**WHAT YOU NEED TO DO:**
No pictures go into the copy. Write out exactly the lines below from the one containing "Recreate this image" through the one containing "(0,173) rectangle (625,306);".

**MATERIAL SHOWN:**
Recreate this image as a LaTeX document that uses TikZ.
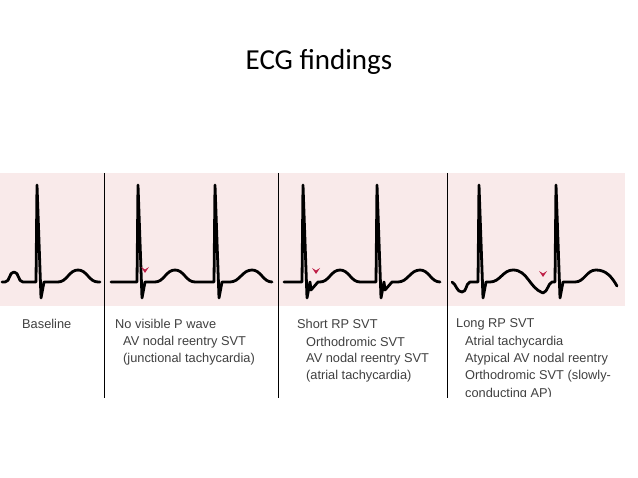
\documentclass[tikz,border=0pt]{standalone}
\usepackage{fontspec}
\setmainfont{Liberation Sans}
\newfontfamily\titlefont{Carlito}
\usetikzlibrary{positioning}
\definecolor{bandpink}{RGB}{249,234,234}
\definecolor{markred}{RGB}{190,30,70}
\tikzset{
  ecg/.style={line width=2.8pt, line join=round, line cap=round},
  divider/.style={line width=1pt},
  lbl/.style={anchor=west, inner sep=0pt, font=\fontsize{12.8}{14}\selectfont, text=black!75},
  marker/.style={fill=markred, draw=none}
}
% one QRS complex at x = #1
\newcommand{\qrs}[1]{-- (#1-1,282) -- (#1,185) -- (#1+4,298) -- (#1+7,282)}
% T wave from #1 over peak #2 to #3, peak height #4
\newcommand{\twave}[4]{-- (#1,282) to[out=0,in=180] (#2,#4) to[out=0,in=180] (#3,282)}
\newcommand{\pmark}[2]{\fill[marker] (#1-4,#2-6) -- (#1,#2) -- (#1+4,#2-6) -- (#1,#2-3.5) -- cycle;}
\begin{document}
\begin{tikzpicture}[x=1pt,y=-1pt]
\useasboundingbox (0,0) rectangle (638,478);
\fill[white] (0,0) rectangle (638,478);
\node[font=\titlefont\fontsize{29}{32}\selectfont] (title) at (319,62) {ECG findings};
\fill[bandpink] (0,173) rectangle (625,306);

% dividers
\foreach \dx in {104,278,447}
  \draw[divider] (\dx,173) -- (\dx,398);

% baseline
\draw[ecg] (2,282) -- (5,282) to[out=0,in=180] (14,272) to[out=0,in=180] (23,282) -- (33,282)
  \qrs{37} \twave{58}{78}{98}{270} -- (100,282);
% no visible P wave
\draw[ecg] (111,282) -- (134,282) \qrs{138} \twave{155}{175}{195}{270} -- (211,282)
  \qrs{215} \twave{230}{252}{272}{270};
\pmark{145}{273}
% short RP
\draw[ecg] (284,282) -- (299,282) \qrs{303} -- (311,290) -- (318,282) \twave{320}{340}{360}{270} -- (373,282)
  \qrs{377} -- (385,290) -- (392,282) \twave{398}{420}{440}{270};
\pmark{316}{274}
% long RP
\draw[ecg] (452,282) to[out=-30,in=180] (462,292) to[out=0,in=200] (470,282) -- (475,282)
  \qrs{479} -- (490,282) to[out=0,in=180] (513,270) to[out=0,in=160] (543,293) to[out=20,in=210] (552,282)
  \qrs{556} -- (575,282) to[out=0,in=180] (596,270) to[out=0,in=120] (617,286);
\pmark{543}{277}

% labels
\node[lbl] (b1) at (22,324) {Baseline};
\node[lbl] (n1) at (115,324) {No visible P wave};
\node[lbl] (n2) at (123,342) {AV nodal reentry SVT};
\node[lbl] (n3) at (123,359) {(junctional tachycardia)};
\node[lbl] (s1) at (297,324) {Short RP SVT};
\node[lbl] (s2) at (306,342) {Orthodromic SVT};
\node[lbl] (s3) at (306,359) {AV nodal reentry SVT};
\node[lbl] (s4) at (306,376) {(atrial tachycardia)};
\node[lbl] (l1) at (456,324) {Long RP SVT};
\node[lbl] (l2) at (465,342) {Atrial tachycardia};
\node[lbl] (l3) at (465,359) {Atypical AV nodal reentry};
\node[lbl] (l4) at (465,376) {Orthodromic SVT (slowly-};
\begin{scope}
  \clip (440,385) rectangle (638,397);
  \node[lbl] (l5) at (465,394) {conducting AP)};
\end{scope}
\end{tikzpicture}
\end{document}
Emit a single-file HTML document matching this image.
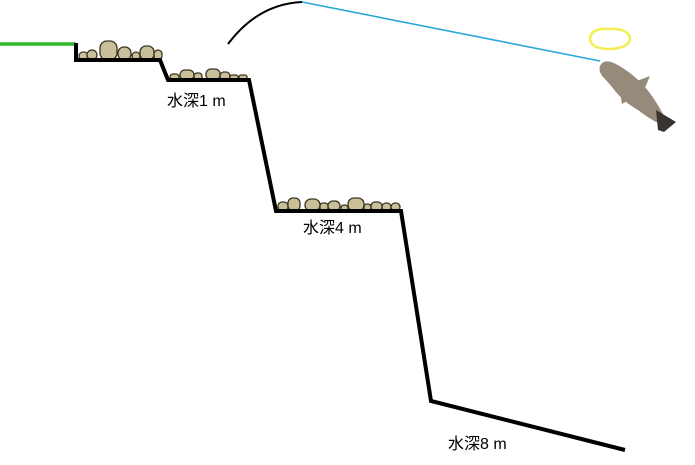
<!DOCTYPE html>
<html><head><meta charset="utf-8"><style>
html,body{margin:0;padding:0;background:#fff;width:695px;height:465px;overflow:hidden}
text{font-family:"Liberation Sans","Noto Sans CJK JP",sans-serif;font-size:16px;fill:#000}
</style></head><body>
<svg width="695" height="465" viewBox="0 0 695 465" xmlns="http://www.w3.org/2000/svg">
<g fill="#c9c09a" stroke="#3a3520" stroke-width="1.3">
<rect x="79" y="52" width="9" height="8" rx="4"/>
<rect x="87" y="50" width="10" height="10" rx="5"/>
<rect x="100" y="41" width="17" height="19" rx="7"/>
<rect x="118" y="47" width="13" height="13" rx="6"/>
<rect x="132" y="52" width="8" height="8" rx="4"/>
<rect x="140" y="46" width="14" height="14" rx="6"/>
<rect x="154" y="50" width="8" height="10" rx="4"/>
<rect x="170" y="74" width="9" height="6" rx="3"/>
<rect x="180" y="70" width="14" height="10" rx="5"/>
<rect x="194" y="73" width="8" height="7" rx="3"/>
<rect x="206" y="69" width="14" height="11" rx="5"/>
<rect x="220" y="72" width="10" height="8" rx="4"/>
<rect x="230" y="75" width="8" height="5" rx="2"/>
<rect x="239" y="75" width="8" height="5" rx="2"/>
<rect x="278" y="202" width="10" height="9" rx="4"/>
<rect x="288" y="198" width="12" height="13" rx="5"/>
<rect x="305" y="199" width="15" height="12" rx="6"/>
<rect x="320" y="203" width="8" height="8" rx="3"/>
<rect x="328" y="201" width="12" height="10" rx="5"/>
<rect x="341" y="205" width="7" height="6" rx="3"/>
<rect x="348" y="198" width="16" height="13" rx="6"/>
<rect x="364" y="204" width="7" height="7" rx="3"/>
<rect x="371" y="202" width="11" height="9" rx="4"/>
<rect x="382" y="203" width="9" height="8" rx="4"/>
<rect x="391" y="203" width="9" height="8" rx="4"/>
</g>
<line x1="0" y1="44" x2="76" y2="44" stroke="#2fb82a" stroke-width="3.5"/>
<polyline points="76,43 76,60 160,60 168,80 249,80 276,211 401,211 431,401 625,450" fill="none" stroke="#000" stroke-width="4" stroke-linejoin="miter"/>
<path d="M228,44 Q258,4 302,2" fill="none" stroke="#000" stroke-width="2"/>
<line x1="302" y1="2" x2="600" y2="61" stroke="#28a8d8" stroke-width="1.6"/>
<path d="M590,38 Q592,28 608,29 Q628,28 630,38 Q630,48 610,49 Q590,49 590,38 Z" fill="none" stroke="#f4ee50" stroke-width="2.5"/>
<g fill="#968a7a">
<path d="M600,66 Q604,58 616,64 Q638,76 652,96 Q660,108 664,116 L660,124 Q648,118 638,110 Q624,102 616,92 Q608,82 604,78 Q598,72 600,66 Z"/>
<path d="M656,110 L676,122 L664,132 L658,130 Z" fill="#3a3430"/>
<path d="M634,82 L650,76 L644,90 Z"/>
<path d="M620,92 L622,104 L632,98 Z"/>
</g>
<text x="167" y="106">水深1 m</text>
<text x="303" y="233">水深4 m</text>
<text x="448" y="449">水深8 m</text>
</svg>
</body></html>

...

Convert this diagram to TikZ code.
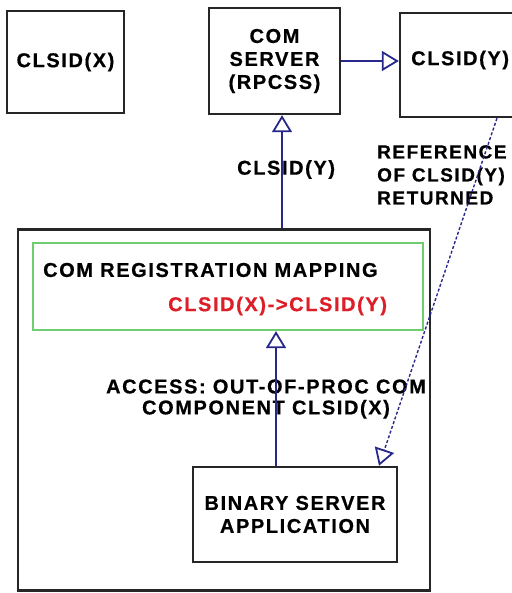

**WORKED SOLUTION:**
Recreate this image as a LaTeX document that uses TikZ.
\documentclass[tikz,border=0pt]{standalone}
\usepackage{fontspec}
\setmainfont{Liberation Sans}
\newfontfamily\titlefont{Carlito}
\usetikzlibrary{positioning}
\definecolor{bandpink}{RGB}{249,234,234}
\definecolor{markred}{RGB}{190,30,70}
\tikzset{
  ecg/.style={line width=2.8pt, line join=round, line cap=round},
  divider/.style={line width=1pt},
  lbl/.style={anchor=west, inner sep=0pt, font=\fontsize{12.8}{14}\selectfont, text=black!75},
  marker/.style={fill=markred, draw=none}
}
% one QRS complex at x = #1
\newcommand{\qrs}[1]{-- (#1-1,282) -- (#1,185) -- (#1+4,298) -- (#1+7,282)}
% T wave from #1 over peak #2 to #3, peak height #4
\newcommand{\twave}[4]{-- (#1,282) to[out=0,in=180] (#2,#4) to[out=0,in=180] (#3,282)}
\newcommand{\pmark}[2]{\fill[marker] (#1-4,#2-6) -- (#1,#2) -- (#1+4,#2-6) -- (#1,#2-3.5) -- cycle;}
\begin{document}
\begin{tikzpicture}[x=1pt,y=-1pt]
\useasboundingbox (0,0) rectangle (638,478);
\fill[white] (0,0) rectangle (638,478);
\node[font=\titlefont\fontsize{29}{32}\selectfont] (title) at (319,62) {ECG findings};
\fill[bandpink] (0,173) rectangle (625,306);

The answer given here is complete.